What can I do to change your mind? About many things I have a laissez-faire way of doing things. Think what you want. As long as you aren’t hurting anyone, I respect your viewpoint. But on this particular issue, this is different.
A couple of weeks ago a headline about the Southern Baptist Convention (SBC) caught my eye. They had decided to disaffiliate Saddleback Church along with a few other congregations because they had ordained women teaching pastors.
The truth is, I had no idea that the Southern California church whose pastor wrote the iconic evangelical book Purpose Driven Life, was Southern Baptist. But I definitely knew that Baptists don’t allow women preachers.
Here's why this should be on your radar. The Southern Baptist Convention is the largest protestant denomination in the United States and Saddleback Church was its largest congregation. I would argue that the SBC has been one of the most powerful cultural influencers in our country for several decades. I hadn’t realized that until recently and I’m guessing you may not have either.
A strong emphasis on evangelism, funding for church plants and a loosely held affiliation produced sustained growth starting in the 60s and peaking in the early 2000s. As of 2020 there were more than 47 thousand SBC churches representing over 15 million congregants.
Each church governs independently, which means there’s a lot of latitude. In fact, I’m sure there is a wide spectrum of beliefs and practices within the organization. Disaffiliation is not easy and it’s one of the only disciplinary measures the SBC has available.
I was surprised to learn that Saddleback waited until 2019 to ordain female pastors. I imagine there were many women leaders who helped build such an impressive organization. The high profile, size and cultural context had to create pressure. Bold move—ordaining three women. Out of how many hundred staff members?
I was glad to see that at long last someone in the SBC was taking a stand for women. But as I dug a little deeper, I was less impressed with the stand and more concerned about the standoff.
I listened to Rick Warren’s speech at the 2022 SBC convention in Anaheim. I thought perhaps he would have said something about the issue that created the conflict, but he refused to defend himself. Instead he talked about being mentored by Billy Graham. He emphasized how grateful he was to the denomination and how much he has loved being Southern Baptist. Warren repeated numbers like 4th generation, 90 churches started and 30 thousand members. He was obviously upset that the group had decided to oust his church and laments that this will likely be his last convention. He concludes by saying, “Are we going to keep bickering over secondary issues or are we going to keep the main thing the main thing.”[1]
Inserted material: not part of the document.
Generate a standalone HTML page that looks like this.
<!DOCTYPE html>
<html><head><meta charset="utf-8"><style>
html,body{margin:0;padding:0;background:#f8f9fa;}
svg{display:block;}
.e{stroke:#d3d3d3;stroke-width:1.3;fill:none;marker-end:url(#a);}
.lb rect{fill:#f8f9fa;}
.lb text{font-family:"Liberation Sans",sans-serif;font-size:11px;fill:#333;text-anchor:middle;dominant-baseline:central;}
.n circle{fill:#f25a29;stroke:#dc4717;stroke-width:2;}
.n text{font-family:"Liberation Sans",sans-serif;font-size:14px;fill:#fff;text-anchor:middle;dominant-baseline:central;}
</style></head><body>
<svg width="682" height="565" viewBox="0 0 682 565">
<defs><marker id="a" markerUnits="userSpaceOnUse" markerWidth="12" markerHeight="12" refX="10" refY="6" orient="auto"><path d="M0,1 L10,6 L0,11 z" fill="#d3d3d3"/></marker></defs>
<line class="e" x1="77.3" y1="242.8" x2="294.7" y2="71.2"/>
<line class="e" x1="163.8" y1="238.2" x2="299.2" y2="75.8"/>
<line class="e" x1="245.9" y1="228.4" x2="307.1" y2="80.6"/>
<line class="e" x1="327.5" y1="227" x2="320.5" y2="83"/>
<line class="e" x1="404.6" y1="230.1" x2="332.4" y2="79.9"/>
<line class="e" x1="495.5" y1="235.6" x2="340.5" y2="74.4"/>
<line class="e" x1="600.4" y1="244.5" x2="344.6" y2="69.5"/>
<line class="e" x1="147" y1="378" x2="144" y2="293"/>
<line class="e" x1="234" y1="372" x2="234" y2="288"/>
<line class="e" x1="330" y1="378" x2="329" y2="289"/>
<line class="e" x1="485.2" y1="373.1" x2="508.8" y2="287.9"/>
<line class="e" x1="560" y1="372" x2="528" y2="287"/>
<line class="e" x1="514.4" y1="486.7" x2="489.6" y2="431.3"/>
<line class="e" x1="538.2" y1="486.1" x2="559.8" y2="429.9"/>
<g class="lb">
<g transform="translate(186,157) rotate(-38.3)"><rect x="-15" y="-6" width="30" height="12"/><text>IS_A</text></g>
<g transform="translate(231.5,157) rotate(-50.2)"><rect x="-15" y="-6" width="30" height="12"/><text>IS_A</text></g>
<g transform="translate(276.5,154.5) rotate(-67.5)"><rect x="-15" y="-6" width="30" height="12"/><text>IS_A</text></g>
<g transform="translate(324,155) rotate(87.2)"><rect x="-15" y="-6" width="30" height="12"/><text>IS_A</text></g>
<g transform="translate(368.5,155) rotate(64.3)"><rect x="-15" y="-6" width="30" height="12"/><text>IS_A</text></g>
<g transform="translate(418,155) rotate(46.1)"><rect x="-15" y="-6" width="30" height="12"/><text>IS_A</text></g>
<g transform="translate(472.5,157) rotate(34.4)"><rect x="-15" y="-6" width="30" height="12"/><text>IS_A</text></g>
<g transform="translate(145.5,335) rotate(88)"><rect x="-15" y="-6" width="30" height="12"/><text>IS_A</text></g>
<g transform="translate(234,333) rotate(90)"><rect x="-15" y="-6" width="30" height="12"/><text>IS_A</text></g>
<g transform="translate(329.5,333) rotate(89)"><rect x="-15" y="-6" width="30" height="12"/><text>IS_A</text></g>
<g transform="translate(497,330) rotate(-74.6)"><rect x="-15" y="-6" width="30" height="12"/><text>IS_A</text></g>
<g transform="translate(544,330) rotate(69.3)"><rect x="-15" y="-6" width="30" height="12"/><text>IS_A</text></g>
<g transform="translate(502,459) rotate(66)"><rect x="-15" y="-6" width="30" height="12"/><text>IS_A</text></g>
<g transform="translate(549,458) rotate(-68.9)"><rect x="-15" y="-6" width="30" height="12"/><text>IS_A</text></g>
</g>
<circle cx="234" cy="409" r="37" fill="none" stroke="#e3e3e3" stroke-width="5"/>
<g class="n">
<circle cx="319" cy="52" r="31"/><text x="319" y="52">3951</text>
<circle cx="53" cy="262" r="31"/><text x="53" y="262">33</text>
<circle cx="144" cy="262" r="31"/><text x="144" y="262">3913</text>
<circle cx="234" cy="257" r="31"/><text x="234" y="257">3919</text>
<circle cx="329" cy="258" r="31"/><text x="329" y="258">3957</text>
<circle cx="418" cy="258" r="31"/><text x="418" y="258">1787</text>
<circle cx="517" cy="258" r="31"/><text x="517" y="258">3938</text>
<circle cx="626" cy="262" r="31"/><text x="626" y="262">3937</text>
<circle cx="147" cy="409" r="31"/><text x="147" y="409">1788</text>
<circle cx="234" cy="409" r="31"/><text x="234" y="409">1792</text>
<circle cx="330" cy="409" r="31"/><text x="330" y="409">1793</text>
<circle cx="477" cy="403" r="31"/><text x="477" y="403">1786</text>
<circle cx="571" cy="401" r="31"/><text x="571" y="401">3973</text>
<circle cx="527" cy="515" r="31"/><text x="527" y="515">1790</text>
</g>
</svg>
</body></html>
The main thing he’s referring to is evangelism. While I can respect the desire to keep their mission in focus, I noticed he didn’t seize the opportunity to champion women’s rights.
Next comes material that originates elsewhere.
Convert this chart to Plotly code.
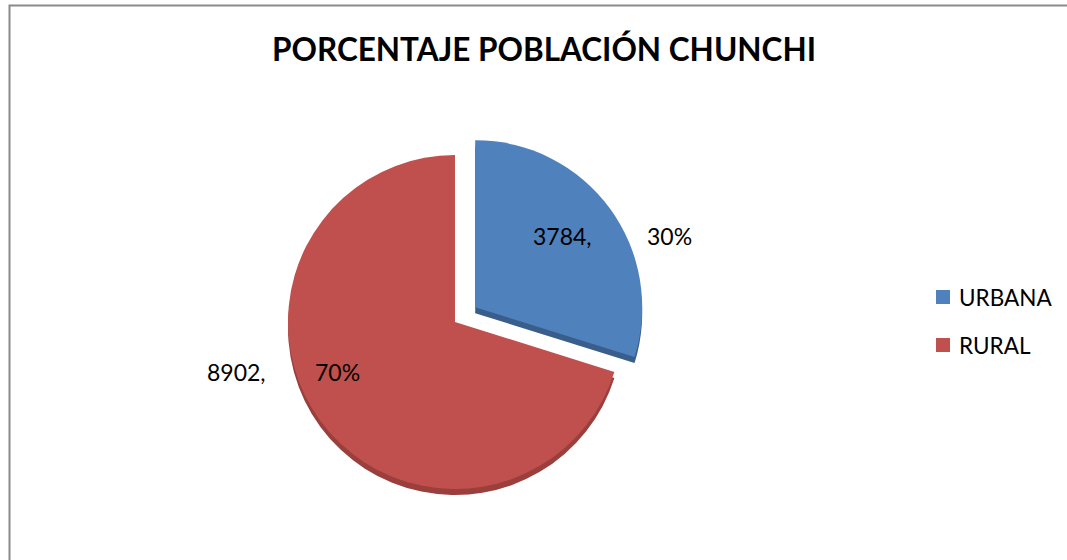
import plotly.graph_objects as go

labels = ["URBANA", "RURAL"]
values = [3784, 8902]
colors = ["#4F81BD", "#C0504D"]
side_colors = ["#3A5E8C", "#9A3F3C"]
pulls = [0.15, 0.0]
title_text = "PORCENTAJE POBLACIÓN CHUNCHI"

total = sum(values)
pcts = [round(v / total * 100) for v in values]

FONT = "Lato"
W, H = 1067, 560

# pie geometry (pixels)
R = 167
CX, CY = 455, 322
DEPTH = 6
half = R * (1 + max(pulls))


def dom(cx, cy):
    return dict(x=[(cx - half) / W, (cx + half) / W], y=[1 - (cy + half) / H, 1 - (cy - half) / H])


common = dict(labels=labels, values=values, pull=pulls, sort=False, direction="clockwise",
              rotation=0, textinfo="none", showlegend=False)

fig = go.Figure()
# darker copy below for the 3D edge
fig.add_trace(go.Pie(marker=dict(colors=side_colors, line=dict(width=0)), domain=dom(CX, CY + DEPTH),
                     hoverinfo="skip", **common))
fig.add_trace(go.Pie(marker=dict(colors=colors, line=dict(width=0)), domain=dom(CX, CY),
                     hoverinfo="label+value+percent", **common))

# data labels ("value,     pct%") placed like the original
label_pos = [((531, 236), (645, 236)), ((205, 372), (313, 372))]
annotations = []
for (vpos, ppos), v, p in zip(label_pos, values, pcts):
    for txt, pos in ((f"{v},", vpos), (f"{p}%", ppos)):
        annotations.append(dict(text=txt, x=pos[0] / W, y=1 - pos[1] / H, xref="paper", yref="paper",
                                xanchor="left", yanchor="middle", showarrow=False,
                                font=dict(family=FONT, size=23, color="#000")))

shapes = [dict(type="rect", xref="paper", yref="paper", x0=9.5 / W, x1=1.02, y0=-0.05, y1=1 - 5.5 / H,
               line=dict(color="#8a8a8a", width=2), fillcolor="rgba(0,0,0,0)", layer="below")]

# legend (square marker + label)
leg_x, leg_y0, leg_dy, sq = 936, 297, 48, 14
for i, (lab, col) in enumerate(zip(labels, colors)):
    yc = leg_y0 + i * leg_dy
    shapes.append(dict(type="rect", xref="paper", yref="paper",
                       x0=leg_x / W, x1=(leg_x + sq) / W, y0=1 - (yc + sq / 2) / H, y1=1 - (yc - sq / 2) / H,
                       line=dict(width=0), fillcolor=col))
    annotations.append(dict(text=lab, x=(leg_x + sq + 7) / W, y=1 - yc / H, xref="paper", yref="paper",
                            xanchor="left", yanchor="middle", showarrow=False,
                            font=dict(family=FONT, size=22.5, color="#000")))

fig.update_layout(
    width=W, height=H,
    margin=dict(l=0, r=0, t=0, b=0),
    paper_bgcolor="white",
    plot_bgcolor="white",
    title=dict(text=f"<b>{title_text}</b>", x=544 / W, xanchor="center", y=1 - 50 / H, yanchor="middle",
               font=dict(family=FONT, size=31.5, color="#000")),
    showlegend=False,
    annotations=annotations,
    shapes=shapes,
)

fig.write_html("out.html", config={"displayModeBar": False},
               post_script="document.body.style.margin='0';")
As a side note, pastoral ministry really is a terrible career choice. Any women who are determined to pursue it despite the low pay, long hours and frequent lack of appreciation should be thanked for their sacrifice.
The real issue isn’t ordaining women leaders for pastoral ministry. It’s the hierarchical view of women and the continued support of the patriarchy.
Secondarily, there’s an underlying fear that if rules around gender are loosened, it’s only a matter of time before LGBTQ+ issues are challenged. From my perspective, that wouldn’t be such a bad thing. But I think it’s worth noting that these two topics are not mutually exclusive.
I discussed the doctrine of Complementarianism, which is a main tenet of the Southern Baptist faith, in a previous post.[2] In summary, Complementarianism is the belief that men and women are created equal but with different roles. To which I would ask again, does equal really mean equal?
Here’s how the SBC says it in the Baptist Faith and Message document published in 2000:
The husband and wife are of equal worth before God, since both are created in God’s image. The marriage relationship models the way God relates to His people. A husband is to love his wife as Christ loved the church. He has the God-given responsibility to provide for, to protect, and to lead his family. A wife is to submit herself graciously to the servant leadership of her husband even as the church willingly submits to the headship of Christ. She, being in the image of God as is her husband and thus equal to him, has the God-given responsibility to respect her husband and to serve as his helper in managing the household and nurturing the next generation.[3]
In this model, God’s relationship with the people of God or Christ’s relationship to the church is a model for a husband’s relationship with his wife.
Let me break that down a little more simply:
God (Christ) = Husband
People (Church) = Wife
Would you be able to say that Christ is equal to the church? Is God equal to God’s people?
If the answer is obviously, “No” in both instances, how then can you describe the relationship between husbands and wives from this context as such? [4]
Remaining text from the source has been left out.